If your ex refuses to sign transfer documents, won’t vacate a property, or ignores a court-ordered asset distribution, the enforcement tool is a contempt-of-court motion. You file the motion in the same court that issued the divorce decree. To succeed, you generally need to show that your ex knew about the order, had the ability to comply, and chose not to. Consequences for contempt range from fines and an order to pay the other spouse’s attorney fees to, in extreme cases, jail time. Most judges will give the non-compliant spouse a chance to cure the violation before imposing harsher penalties, but the threat of escalating sanctions is usually enough to force action.
Before filing a contempt motion, sending a written demand letter is often a smart first step. Courts view it as a good-faith effort, and it creates a paper trail showing your ex had every opportunity to comply before you involved the court again.
Not all marital property is as easy to value as a bank account balance. Businesses, professional practices, stock options, and intellectual property require specialized treatment.

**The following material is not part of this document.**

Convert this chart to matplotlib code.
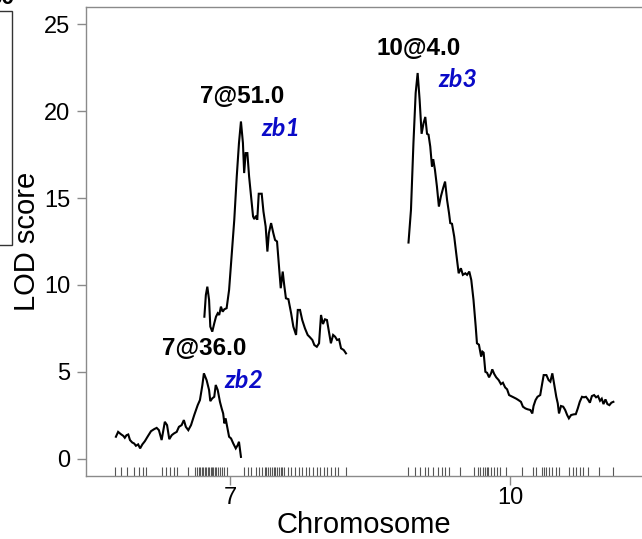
import numpy as np
import matplotlib
matplotlib.use("Agg")
import matplotlib.pyplot as plt
from matplotlib.patches import Rectangle

plt.rcParams["font.family"] = ["Liberation Sans", "DejaVu Sans"]

# chromosome layout (cM)
chromosomes = ["7", "10"]
chr_lengths = [93.5, 83.0]
chr_gap = 25.0

# marker positions (cM) drawn as a rug
chr7_markers = [0.0, 2.5, 4.7, 7.6, 9.8, 11.2, 12.7, 18.9, 20.6, 22.1, 23.8, 25.3,
                29.4, 32.5, 33.4, 34.0, 34.6, 35.2, 35.7, 36.3, 36.9, 37.5, 38.1,
                38.7, 39.2, 39.8, 40.4, 41.0, 41.7, 42.4, 43.3, 44.2, 45.3, 52.3,
                53.7, 55.2, 56.9, 58.4, 59.5, 60.6, 61.3, 62.0, 62.8, 63.5, 64.2,
                64.9, 65.6, 66.4, 67.1, 67.8, 68.5, 70.0, 71.4, 72.9, 74.3, 75.8,
                77.2, 78.7, 80.2, 81.6, 83.0, 84.5, 86.0, 87.4, 88.9, 90.3, 93.5]
chr10_markers = [0.0, 2.9, 5.1, 6.8, 8.3, 10.1, 12.3, 13.8, 15.2, 16.7, 21.3, 26.8,
                 28.3, 29.4, 30.4, 31.2, 31.9, 32.6, 33.8, 34.8, 36.3, 37.3, 39.9,
                 46.4, 50.8, 51.8, 54.4, 55.1, 55.8, 57.3, 58.5, 59.9, 61.4, 65.3,
                 66.8, 68.2, 69.6, 71.1, 73.0, 77.3, 83.0]

# zb2 (chr 7)
zb2_pos = [0.4, 1.3, 2.4, 3.4, 4.0, 4.7, 5.4, 6.1, 7.0, 7.8, 8.5, 9.4, 10.2, 11.1,
           12.1, 13.2, 14.6, 15.9, 16.9, 17.8, 18.9, 20.2, 21.1, 22.0, 23.0, 23.9,
           25.0, 25.9, 27.0, 27.9, 28.7, 29.7, 30.8, 32.1, 33.5, 34.4, 35.4, 36.0,
           37.1, 38.1, 38.6, 39.4, 40.2, 40.8, 41.6, 42.5, 43.2, 43.8, 44.3, 44.8,
           45.3, 46.2, 47.0, 47.9, 48.9, 49.7, 50.2, 51.0]
zb2_lod = [1.26, 1.54, 1.41, 1.31, 1.20, 1.35, 1.39, 1.07, 0.93, 0.87, 0.74, 0.82,
           0.59, 0.82, 1.00, 1.26, 1.58, 1.70, 1.77, 1.64, 1.07, 2.12, 1.93, 1.12,
           1.35, 1.45, 1.54, 1.83, 1.93, 2.22, 1.83, 1.64, 1.93, 2.51, 3.08, 3.37,
           4.24, 4.91, 4.52, 3.95, 3.31, 3.47, 3.56, 4.24, 3.95, 3.27, 2.89, 2.60,
           2.03, 2.32, 1.93, 1.26, 1.16, 0.87, 0.59, 0.78, 0.97, 0.10]

# zb1 (chr 7)
zb1_pos = [36.2, 36.8, 37.4, 38.1, 38.6, 39.4, 40.2, 40.9, 41.6, 42.2, 42.9, 43.6,
           44.3, 45.2, 46.2, 47.2, 48.3, 49.3, 50.2, 51.0, 51.8, 52.3, 52.9, 53.6,
           54.3, 55.1, 55.9, 56.4, 57.1, 57.6, 58.2, 59.4, 60.1, 61.0, 61.7, 62.3,
           63.2, 64.1, 64.8, 65.6, 66.4, 67.1, 67.9, 68.5, 69.2, 70.2, 71.3, 72.2,
           73.3, 74.0, 74.9, 75.8, 76.9, 78.0, 78.9, 79.9, 80.7, 81.7, 82.6, 83.4,
           84.2, 85.0, 85.8, 86.6, 87.4, 88.3, 89.1, 89.9, 90.7, 91.5, 92.6, 93.5]
zb1_lod = [8.17, 9.42, 9.90, 9.14, 7.60, 7.31, 7.79, 8.17, 8.37, 8.27, 8.75, 8.46,
           8.60, 8.66, 9.71, 11.63, 13.75, 16.24, 18.17, 19.41, 18.17, 16.44, 17.59,
           17.59, 16.24, 15.09, 13.94, 13.79, 13.98, 13.75, 15.25, 15.25, 14.23,
           13.36, 11.92, 12.98, 13.56, 12.98, 12.59, 12.50, 11.06, 9.81, 10.77,
           10.00, 9.23, 9.18, 8.37, 7.60, 7.12, 8.56, 8.56, 7.98, 7.50, 7.12, 6.99,
           6.83, 6.54, 6.44, 6.64, 8.27, 7.75, 8.02, 7.98, 7.31, 6.64, 7.12, 7.02,
           6.83, 6.87, 6.35, 6.25, 6.06]

# zb3 (chr 10)
zb3_pos = [0.3, 1.3, 2.3, 3.2, 4.0, 4.8, 5.6, 6.4, 7.1, 7.8, 8.4, 9.1, 9.8, 10.3,
           11.0, 11.8, 12.6, 13.4, 14.3, 15.1, 15.9, 16.7, 17.2, 17.9, 18.8, 19.6,
           20.6, 21.5, 22.3, 23.3, 24.0, 24.9, 25.7, 26.6, 27.5, 28.0, 28.8, 29.7,
           30.2, 30.7, 31.4, 32.1, 32.9, 33.7, 34.2, 35.0, 35.8, 36.8, 37.7, 38.5,
           39.4, 40.2, 41.0, 41.8, 42.8, 43.9, 44.8, 45.8, 46.6, 47.6, 48.5, 49.6,
           50.4, 50.9, 51.7, 52.5, 53.6, 54.3, 55.0, 56.1, 57.0, 57.7, 58.5, 59.3,
           60.1, 60.7, 61.2, 62.0, 62.9, 63.7, 64.5, 65.2, 66.1, 67.2, 68.0, 68.8,
           69.6, 70.5, 71.3, 72.1, 72.9, 73.7, 74.5, 75.4, 76.2, 77.0, 77.8, 78.5,
           79.2, 80.0, 80.8, 81.6, 82.4, 83.2]
zb3_lod = [12.44, 14.32, 18.17, 21.05, 22.20, 20.66, 18.70, 19.32, 19.67, 18.70,
           18.65, 17.97, 16.82, 17.24, 16.63, 15.67, 14.51, 15.09, 15.57, 15.95,
           14.90, 14.13, 13.56, 13.52, 12.78, 11.83, 10.67, 10.96, 10.58, 10.67,
           10.58, 10.77, 10.29, 9.14, 7.60, 6.64, 6.56, 5.87, 6.16, 6.10, 5.00, 4.94,
           4.68, 4.91, 5.14, 4.87, 4.68, 4.52, 4.29, 4.37, 4.10, 3.99, 3.66, 3.60,
           3.53, 3.45, 3.37, 3.27, 2.99, 2.89, 2.84, 2.80, 2.60, 3.03, 3.37, 3.56,
           3.66, 4.24, 4.81, 4.81, 4.52, 4.43, 4.91, 4.24, 3.56, 3.18, 2.60, 3.03,
           2.99, 2.80, 2.51, 2.32, 2.51, 2.55, 2.56, 2.89, 3.27, 3.56, 3.53, 3.56,
           3.41, 3.22, 3.60, 3.66, 3.53, 3.60, 3.33, 3.45, 3.14, 3.41, 3.14, 3.08,
           3.22, 3.27]

peak_labels = ["7@51.0", "7@36.0", "10@4.0"]
qtl_names = ["zb1", "zb2", "zb3"]

W, H = 642, 539
fig = plt.figure(figsize=(W / 100, H / 100), dpi=100)
ax = fig.add_axes([86 / W, 1 - 476 / H, (645 - 86) / W, (476 - 7) / H])

offsets = [0.0, chr_lengths[0] + chr_gap]
frame_col = "#8a8a8a"

curves = [
    (offsets[0], zb1_pos, zb1_lod),
    (offsets[0], zb2_pos, zb2_lod),
    (offsets[1], zb3_pos, zb3_lod),
]
for (off, pos, lod), plab, qname in zip(curves, peak_labels, qtl_names):
    x = off + np.array(pos)
    y = np.array(lod)
    ax.plot(x, y, color="black", lw=1.5, solid_joinstyle="miter")
    i = int(np.argmax(y))
    ax.annotate(plab, xy=(x[i], y[i]), xytext=(0.5, 18), textcoords="offset points",
                ha="center", va="center", fontsize=17.5, fontweight="bold")
    ax.annotate(qname, xy=(x[i], y[i]), xytext=(29, -5), textcoords="offset points",
                ha="center", va="center", fontsize=18, fontweight="bold",
                fontstyle="italic", family=["Lato", "DejaVu Sans"], color="#0a0ac8")

# marker rug
for off, mk in zip(offsets, [chr7_markers, chr10_markers]):
    ax.vlines(off + np.array(mk), 0, 9 / 469, transform=ax.get_xaxis_transform(),
              color="#555555", lw=0.8)

ax.set_xlim(-11.7, 214.5)
ax.set_ylim(-1, 26)
ax.set_xticks([off + L / 2 for off, L in zip(offsets, chr_lengths)])
ax.set_xticklabels(chromosomes)
ax.set_yticks(np.arange(0, 26, 5))

for s in ax.spines.values():
    s.set_color(frame_col)
    s.set_linewidth(1.0)
ax.tick_params(axis="both", color=frame_col, length=6.5, width=1.0, labelsize=17)
ax.tick_params(axis="y", pad=5)
ax.tick_params(axis="x", pad=1.5)

fig.text(364 / W, 1 - 533 / H, "Chromosome", ha="center", va="baseline", fontsize=21)
fig.text(27 / W, 1 - 241 / H, "LOD score", ha="center", va="center", rotation=90,
         fontsize=21)

# edge of a neighbouring panel, cut off by the crop
fig.add_artist(Rectangle((-0.1, 1 - 245 / H), 0.1 + 11.5 / W, (245 - 11) / H,
                         transform=fig.transFigure, fill=False, ec="#333333", lw=1.0))
fig.text(15 / W, 1 - 4 / H, "30", ha="right", va="baseline", fontsize=17,
         fontweight="bold")

fig.savefig("out.png", dpi=100)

When one spouse owns a business, a formal business valuation is typically needed. Experts use methods like analyzing the company’s income stream, projecting future cash flow, or calculating the value of the business’s tangible and intangible assets. Each side may hire their own valuation expert, and the results can diverge significantly depending on the methodology and assumptions used. This is one of the most expensive and contentious parts of a high-asset divorce.
Stock options and restricted stock units add another layer of complexity. Options that were granted and fully vested during the marriage are generally treated as marital property. The harder question involves options granted during the marriage but vesting after separation. Courts commonly apply a time-based formula that allocates a marital portion based on how much of the vesting period overlapped with the marriage. Valuing unvested options sometimes requires financial modeling, and the division can happen through a direct transfer, a buyout, or an agreement to split the proceeds as the options are exercised in the future.